The only question, then, is how long it will take EteRNA to produce “the Terminator algorithm” — a program better than any human. The answer depends on how quickly the game can amass data from synthesized designs. If EteRNA were to maintain its current pace, with Das making about 32 molecules a month, it would likely take decades to compile the requisite intelligence. But the game’s experimental tempo is about to pick up.
In the earliest days of EteRNA, after growing frustrated at missing out on Stanford a few too many times, several players began to discuss the possibility of synthesizing designs themselves. One of this group’s more technically inclined members even priced the necessary equipment, such as a thermocycler to carry out polymerase chain reactions. The cost proved prohibitive, but home-brewing molecules is quickly becoming a realistic option.
Sequencing a genome costs less than 1 percent of what it did in 2002, a plunge that reflects the astonishing affordability of tools and technologies that barely existed a decade ago. Sooner or later, industrious EteRNA players are bound to invest the time and money to make Das superfluous, by building improvised labs where they can make molecules as they please. Instead of competing for slots at Stanford, they will use the game as a simulator to determine which of their designs are promising enough to synthesize in the garage.
Far from dreading his impending marginalization, Das is invigorated by the prospect of EteRNA players running their own experiments. “Any way we can get them more resources to test their hypotheses is going to be really revolutionary for this field and for science in general,” he says.
In the meantime, Das is trying to provide some of those experimental resources himself. He is planning to scale up the number of player molecules he can synthesize at a time, from eight to 20,000. Using part of the $1.7 million in funding that EteRNA recently received from Google and the W. M. Keck Foundation, Das plans to purchase DNA printed onto glass slides, which will let him analyze tens of thousands of RNA molecules at a time in parallel.
But Das also points out that garage labs aren’t the only way for players to make molecules — he envisions them eventually enlisting the services of satellite labs. “You could give EteRNA users remote access to a workstation. It doesn’t have to be at Stanford — it could be in Siberia,” Das says. “And they press a button that’s like, ‘I want to make this piece of RNA,’ and it gets uploaded to the biochemical cloud and synthesized.”
By synthesizing molecules of their own design, EteRNA players will be doing work that was once the sole domain of scientists. With all this coming together, Treuille and Das figure, why not also implement the final piece of the scientific process: publishing. Das is in talks with the Public Library of Science to create a way for players to contribute papers to the online journal PLoS Currents using the data generated by the RNA synthesis.

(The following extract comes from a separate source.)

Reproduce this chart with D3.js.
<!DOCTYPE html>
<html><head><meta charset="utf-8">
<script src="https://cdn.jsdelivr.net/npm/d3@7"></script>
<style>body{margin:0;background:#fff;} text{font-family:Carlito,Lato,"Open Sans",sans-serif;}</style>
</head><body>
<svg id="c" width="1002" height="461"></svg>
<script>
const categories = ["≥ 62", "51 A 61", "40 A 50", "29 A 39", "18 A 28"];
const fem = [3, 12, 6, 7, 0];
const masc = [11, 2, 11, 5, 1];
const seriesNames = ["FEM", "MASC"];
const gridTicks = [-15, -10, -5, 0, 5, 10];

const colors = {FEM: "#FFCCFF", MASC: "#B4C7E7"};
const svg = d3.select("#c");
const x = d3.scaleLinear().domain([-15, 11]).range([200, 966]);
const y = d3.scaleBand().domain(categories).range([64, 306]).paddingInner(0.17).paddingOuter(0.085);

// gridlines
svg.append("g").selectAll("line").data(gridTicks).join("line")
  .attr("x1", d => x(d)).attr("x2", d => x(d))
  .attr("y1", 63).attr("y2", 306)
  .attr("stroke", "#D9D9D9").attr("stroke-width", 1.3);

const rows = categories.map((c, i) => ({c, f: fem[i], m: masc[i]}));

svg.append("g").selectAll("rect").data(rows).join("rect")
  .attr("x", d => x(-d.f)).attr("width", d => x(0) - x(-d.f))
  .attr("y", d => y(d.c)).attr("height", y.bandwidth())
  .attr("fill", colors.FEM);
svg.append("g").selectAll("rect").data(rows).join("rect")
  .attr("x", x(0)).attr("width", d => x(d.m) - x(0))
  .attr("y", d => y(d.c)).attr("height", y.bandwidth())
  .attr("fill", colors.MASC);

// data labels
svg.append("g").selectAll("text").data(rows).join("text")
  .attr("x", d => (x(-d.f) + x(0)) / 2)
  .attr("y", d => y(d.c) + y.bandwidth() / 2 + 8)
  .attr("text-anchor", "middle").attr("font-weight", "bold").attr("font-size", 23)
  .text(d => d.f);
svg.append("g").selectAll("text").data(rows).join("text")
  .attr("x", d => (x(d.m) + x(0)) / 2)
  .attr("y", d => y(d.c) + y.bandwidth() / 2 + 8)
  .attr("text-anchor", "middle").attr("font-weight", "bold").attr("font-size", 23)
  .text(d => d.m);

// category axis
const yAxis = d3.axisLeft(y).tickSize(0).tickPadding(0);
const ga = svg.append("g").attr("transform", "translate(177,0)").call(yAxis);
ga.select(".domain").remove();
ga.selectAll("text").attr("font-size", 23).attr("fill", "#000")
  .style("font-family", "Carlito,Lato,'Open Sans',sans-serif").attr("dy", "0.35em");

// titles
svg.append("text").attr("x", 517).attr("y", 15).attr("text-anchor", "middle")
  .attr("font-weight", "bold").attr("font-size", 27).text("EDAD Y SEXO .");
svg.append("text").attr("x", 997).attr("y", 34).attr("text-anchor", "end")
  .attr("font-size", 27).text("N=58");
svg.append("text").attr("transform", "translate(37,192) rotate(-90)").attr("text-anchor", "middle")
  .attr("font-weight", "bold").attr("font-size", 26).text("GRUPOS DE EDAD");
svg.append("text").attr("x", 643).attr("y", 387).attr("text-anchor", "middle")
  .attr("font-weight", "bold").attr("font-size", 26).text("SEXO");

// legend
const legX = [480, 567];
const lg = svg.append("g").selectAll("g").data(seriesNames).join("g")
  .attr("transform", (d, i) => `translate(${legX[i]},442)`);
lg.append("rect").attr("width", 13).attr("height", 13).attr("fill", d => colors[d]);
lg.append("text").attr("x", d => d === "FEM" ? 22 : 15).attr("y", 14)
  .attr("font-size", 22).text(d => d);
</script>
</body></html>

“Imagine on the website you start typing in the intro paragraph, and then the other paragraphs, and then you hit Create and Submit Paper,” says Treuille, who is now in the midst of a yearlong sabbatical at Google’s advanced-projects lab, Google X. “And it assembles the whole thing — puts in your data collected from EteRNA. And then it goes to the journal, and they know the data is true because they know that EteRNA is true.”

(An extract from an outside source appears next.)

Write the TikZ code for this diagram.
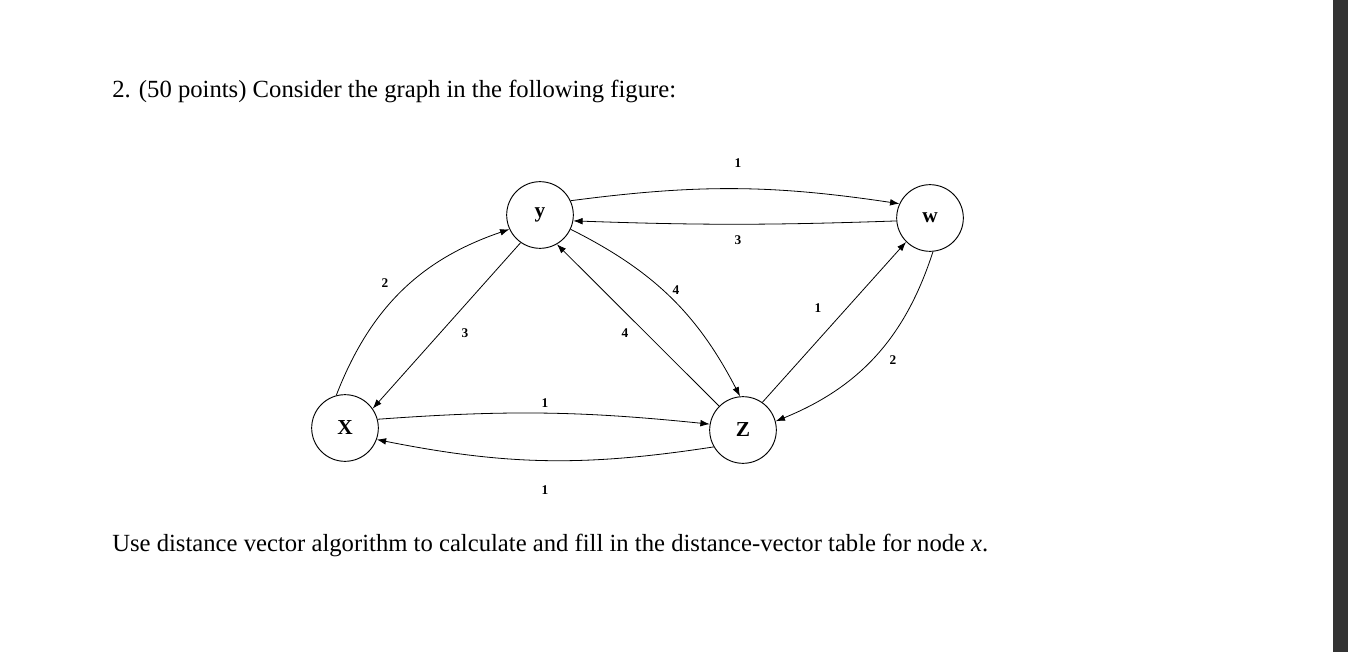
\documentclass[tikz,border=0pt]{standalone}
\usepackage{fontspec}
\setmainfont{Liberation Serif}
\usetikzlibrary{arrows.meta}
\begin{document}
\begin{tikzpicture}[x=0.75pt,y=-0.75pt,
  vert/.style={circle,draw,line width=0.7pt,minimum size=50pt,inner sep=0pt,font=\bfseries\fontsize{16}{16}\selectfont},
  edge/.style={line width=0.6pt,-{Latex[length=7pt,width=5pt]}},
  wt/.style={font=\bfseries\fontsize{10}{10}\selectfont,inner sep=1pt},
  body/.style={font=\fontsize{18.5}{18.5}\selectfont,anchor=west,inner sep=0pt}]
\useasboundingbox (0,0) rectangle (1348,652);
\fill[white] (0,0) rectangle (1348,652);
\fill[black!80] (1333,0) rectangle (1348,652);
\node[body] (t1) at (112,91) {2. (50 points) Consider the graph in the following figure:};
\node[body] (t2) at (112,545) {Use distance vector algorithm to calculate and fill in the distance-vector table for node \textit{x}.};
\node[vert] (y) at (540,215) {y};
\node[vert] (w) at (930,218) {w};
\node[vert] (x) at (345,428) {X};
\node[vert] (z) at (743,430) {Z};
\draw[edge] (y.25) to[bend left=8] (w.155);
\draw[edge] (w.185) to[bend left=2] (y.350);
\draw[edge] (x.105) to[bend left=25] (y.205);
\draw[edge] (y.235) to (x.35);
\draw[edge] (y.335) to[bend left=18] (z.95);
\draw[edge] (z.135) to (y.300);
\draw[edge] (z.55) to (w.225);
\draw[edge] (w.275) to[bend left=25] (z.15);
\draw[edge] (x.15) to[bend left=5] (z.170);
\draw[edge] (z.210) to[bend left=10] (x.340);
\node[wt] (l1) at (738,163) {1};
\node[wt] (l2) at (738,240) {3};
\node[wt] (l3) at (385,283) {2};
\node[wt] (l4) at (465,333) {3};
\node[wt] (l5) at (676,290) {4};
\node[wt] (l6) at (625,333) {4};
\node[wt] (l7) at (818,308) {1};
\node[wt] (l8) at (893,360) {2};
\node[wt] (l9) at (545,403) {1};
\node[wt] (l10) at (545,490) {1};
\end{tikzpicture}
\end{document}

Once that happens, biochemistry will face a dilemma that other, far less technically demanding fields have been grappling with for years: Who exactly are the professionals? The line between computer-game player and scientist will be nearly gone. If someone can form a hypothesis, test it herself, and then publish her groundbreaking results in a respected journal, she is a scientist — even if she makes her living stocking shoes.